Airway Intersections

Right now my nemisis is the FAA and DAFIF data that I use for my waypoint generators. Doing airports and navaids are simple. The problem that’s bugging me right now are the various and sundry “waypoints”, and the ridiculously lax and inconsistent way the FAA and DAFIF files name them.

The problem is that there are thousands of these damn things, and most of them are of no consequence for flight planning. That includes ones that are only of interest to air traffic control themselves, and ones that appear on instrument approaches. Most people don’t enter these points into their flight plan, so they just take up room in your PDA database without being of any use. But while the FAA assigns them waypoint types in their database, the types have almost no bearing on what they really are. I want some way to only select the ones that are airway intersections, but the FAA only uses the type ‘AWY-INTXN’ 8 times in the whole data file. Sometimes they’re ‘REP-PT’, other times they’re ‘WAYPOINT’, other times they’re ‘CNF’ and any number of other designations. But the other waypoints, the ones we don’t care about, also use these same designations with equally gay abandon.

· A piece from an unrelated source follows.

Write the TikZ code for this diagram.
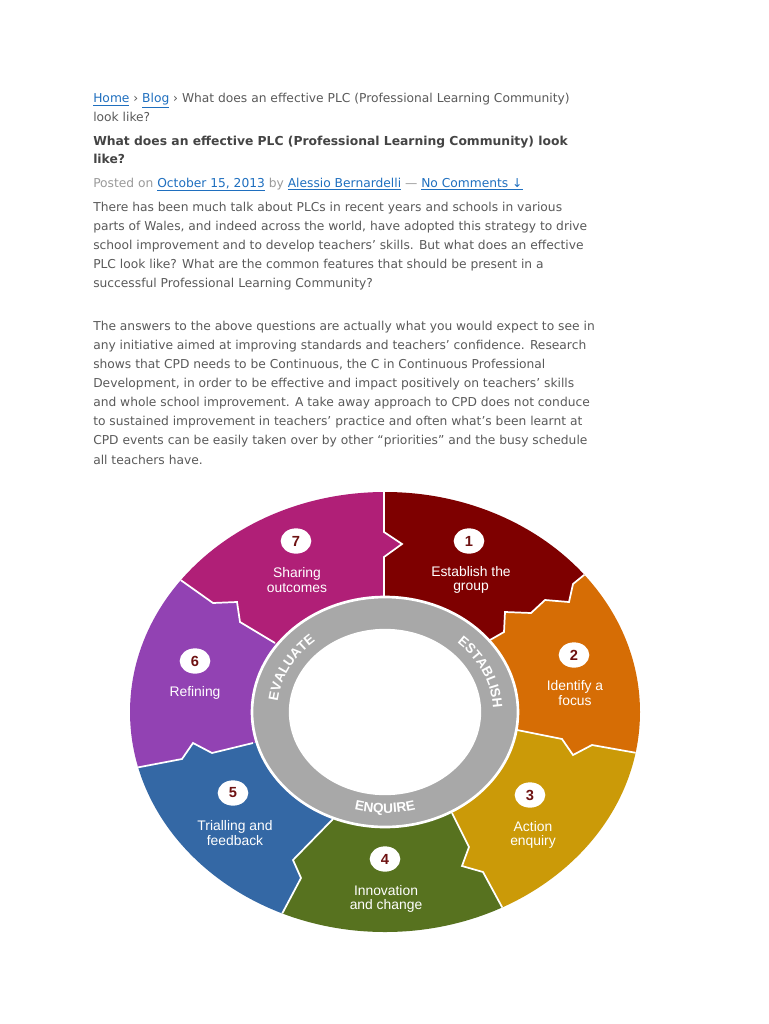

One person suggested that one way to distinguish would be to select only waypoints that have ids that are 5 characters long with no digits. But I’ve just been investigating, and that’s not going to work.

For instance, I’ve been looking at the waypoints in the state of Maine (because the whole state fits on one en-route chart). I selected all the 5 character ids, and then tried to find them on the en-route chart. And the first 10 in alphabetical order turn out to not be intersections – they’re called ‘WAYPOINT’, ‘RNAV-WP’, ‘REP-PT’, and I found a few of them by looking for airports near their latitude/longitude and looking through that airport’s instrument approaches. I found a couple were GPS waypoints.

Oh well, I guess it’s time to look through some of the other FAA data files on the CD to see if there is more information that I can use.

C’est la vie.

4 thoughts on “Airway Intersections”

  1. Here’s a trick for you, Paul. Take a look at the DAFIF file for airways (I think it’s ATS/ATS.TXT, but you’ll have to check), and automatically flag all the intersections that appear in it.

    All the best,


  2. Actually, I’ve found a couple of promising things:

    – The FAA waypoint file lists what charts the waypoint appears on. I could give the option of waypoints that appear on low altitude en-route, high altitude en-route, instrument approachs, and/or none.

    – The DAFIF waypoint file has a “usage code” similar to the above (with “H” for “High altitude”, “L” for “Low altitude”, “B” for “Both”, “R” for “RNAV” and “T” for “Terminal”). The only wrinkle is that “I” and “IF” type fixes are mixed in there.

    I think what I’m going to do is provide check boxes that give you “high”, “low” and “terminal” options, excluding “I” and “IF” DAFIF fixes.

  3. Just tuned into this one… I find myself wondering if you, Kyler Laird, and Paulo Sanchez ever had a conference about all the cool things that you could hack from the FAA databases. You’ve all done lots of great public domain work with them, separately.


  4. Have you guys heard that DAFIF will not be available to the public (even for sale) as of Oct 2005? It’s still up in the air whether or not the U.S. only DAFIF will be available to the public but outside the U.S. won’t be available. I heard this from the DAFIF top dude. Anybody else hear this?